Question

Factorize completely :$$ 9{a}^{2}-1$$

Answer

**step1** Understanding the problem

The problem asks us to factorize the algebraic expression $$ 9{a}^{2}-1$$. To factorize means to rewrite the expression as a product of simpler expressions.

**step2** Identifying the components of the expression

We observe the expression $$ 9{a}^{2}-1$$. This expression consists of two terms separated by a subtraction sign. We need to identify if these terms are perfect squares.
The first term is $$9a^2$$. We can see that $$9$$ is a perfect square ($$3 \times 3 = 9$$) and $$a^2$$ is also a perfect square ($$a \times a = a^2$$). So, $$9a^2$$ can be written as $$(3a) \times (3a)$$, which is $$(3a)^2$$.
The second term is $$1$$. We know that $$1$$ is a perfect square ($$1 \times 1 = 1$$), so it can be written as $$1^2$$.

**step3** Recognizing the pattern

Now we see that the expression is in the form of a "difference of two squares". It is written as one perfect square ($$(3a)^2$$) minus another perfect square ($$1^2$$).
There is a specific mathematical pattern for factoring expressions of this form. If we have $$X^2 - Y^2$$, it can always be factored into $$(X - Y)(X + Y)$$.

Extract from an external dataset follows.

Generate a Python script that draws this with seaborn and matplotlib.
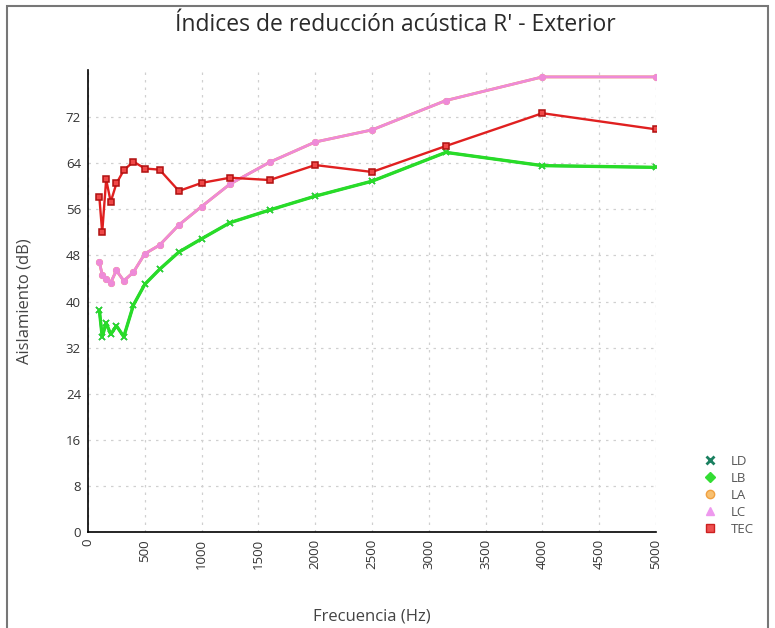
import matplotlib
matplotlib.use("Agg")
import matplotlib.pyplot as plt
import seaborn as sns
import pandas as pd
from matplotlib.lines import Line2D
from matplotlib.patches import Rectangle

freqs = [100, 125, 160, 200, 250, 315, 400, 500, 630, 800, 1000, 1250,
         1600, 2000, 2500, 3150, 4000, 5000]
ld = [38.5, 33.9, 36.3, 34.3, 35.8, 33.9, 39.4, 43.0, 45.6, 48.6, 50.9, 53.7,
      55.9, 58.3, 60.9, 65.9, 63.6, 63.3]
lb = list(ld)
lc = [46.8, 44.7, 43.9, 43.3, 45.4, 43.6, 45.1, 48.3, 49.8, 53.3, 56.5, 60.4,
      64.2, 67.7, 69.8, 74.9, 79.0, 79.0]
la = list(lc)
tec = [58.1, 52.0, 61.2, 57.3, 60.5, 62.8, 64.3, 63.1, 62.9, 59.2, 60.6, 61.5,
       61.1, 63.7, 62.5, 67.0, 72.7, 69.9]
yticks = [0, 8, 16, 24, 32, 40, 48, 56, 64, 72]
xticks = [0, 500, 1000, 1500, 2000, 2500, 3000, 3500, 4000, 4500, 5000]

sns.set_style("white")
plt.rcParams['font.family'] = ['Open Sans', 'DejaVu Sans']

fig = plt.figure(figsize=(7.75, 6.28), dpi=100)
ax = fig.add_axes([88/775, 1-532/628, (656-88)/775, (532-70)/628])

series = [
    ("LA", la, "#f0a040", "o", 2.0, 4),
    ("LC", lc, "#ee8ad8", "o", 2.0, 4),
    ("LD", ld, "#1a8060", "x", 1.8, 4),
    ("LB", lb, "#28dc28", "x", 2.4, 4),
    ("TEC", tec, "#e02020", "s", 1.7, 4),
]
for name, vals, col, mk, lw, ms in series:
    df = pd.DataFrame({"f": freqs, "v": vals})
    sns.lineplot(data=df, x="f", y="v", ax=ax, color=col, linewidth=lw,
                 marker=mk, markersize=ms, markeredgewidth=1.1,
                 markeredgecolor=("#b01010" if name == "TEC" else col),
                 markerfacecolor=("#f04848" if name == "TEC" else col),
                 legend=False)

ax.set_xlim(0, 5000)
ax.set_ylim(0, 80.2)
ax.set_xticks(xticks)
ax.set_xticklabels([str(t) for t in xticks], rotation=90, fontsize=9.5, color="#333333")
ax.set_yticks(yticks)
ax.set_yticklabels([str(t) for t in yticks], fontsize=9.5, color="#333333")
ax.grid(True, linestyle=(0, (2, 4)), color="#d0d0d0", linewidth=0.9)
for s in ["top", "right"]:
    ax.spines[s].set_visible(False)
for s in ["left", "bottom"]:
    ax.spines[s].set_color("black")
    ax.spines[s].set_linewidth(1.2)
ax.tick_params(axis="both", length=0, pad=5)
ax.set_xlabel("Frecuencia (Hz)", fontsize=12, color="#444444", labelpad=28)
ax.set_ylabel("Aislamiento (dB)", fontsize=12, color="#444444", labelpad=24)

fig.text(0.51, 1-25/628, "Índices de reducción acústica R' - Exterior",
         ha="center", va="center", fontsize=16.5, color="#2a2a2a")

handles = [
    Line2D([], [], linestyle="none", marker="x", color="#1a8060", markersize=6, markeredgewidth=2),
    Line2D([], [], linestyle="none", marker="D", color="#33dd33", markersize=5),
    Line2D([], [], linestyle="none", marker="o", color="#f0a040", markerfacecolor="#f8c070", markersize=6),
    Line2D([], [], linestyle="none", marker="^", color="#ee99ee", markersize=6),
    Line2D([], [], linestyle="none", marker="s", color="#cc2020", markerfacecolor="#ee5050", markersize=6),
]
fig.legend(handles, ["LD", "LB", "LA", "LC", "TEC"], loc="upper left",
           bbox_to_anchor=(685/775, 1-443/628), frameon=False, fontsize=9.5,
           handletextpad=0.6, labelspacing=0.3, labelcolor="#555555")

fig.patches.append(Rectangle((7/775, -0.01), (768-7)/775, 1-6/628+0.01,
                             transform=fig.transFigure, fill=False,
                             edgecolor="#777777", linewidth=1.5))
fig.savefig("out.png", dpi=100)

**step4** Applying the pattern to the expression

In our expression, $$ 9{a}^{2}-1$$, we have identified that $$X$$ corresponds to $$3a$$ (because $$(3a)^2 = 9a^2$$) and $$Y$$ corresponds to $$1$$ (because $$1^2 = 1$$).
Now we apply the pattern: substitute $$3a$$ for $$X$$ and $$1$$ for $$Y$$ into $$(X - Y)(X + Y)$$.
This gives us $$(3a - 1)(3a + 1)$$.

**step5** Final solution

The completely factored form of the expression $$ 9{a}^{2}-1$$ is $$(3a - 1)(3a + 1)$$.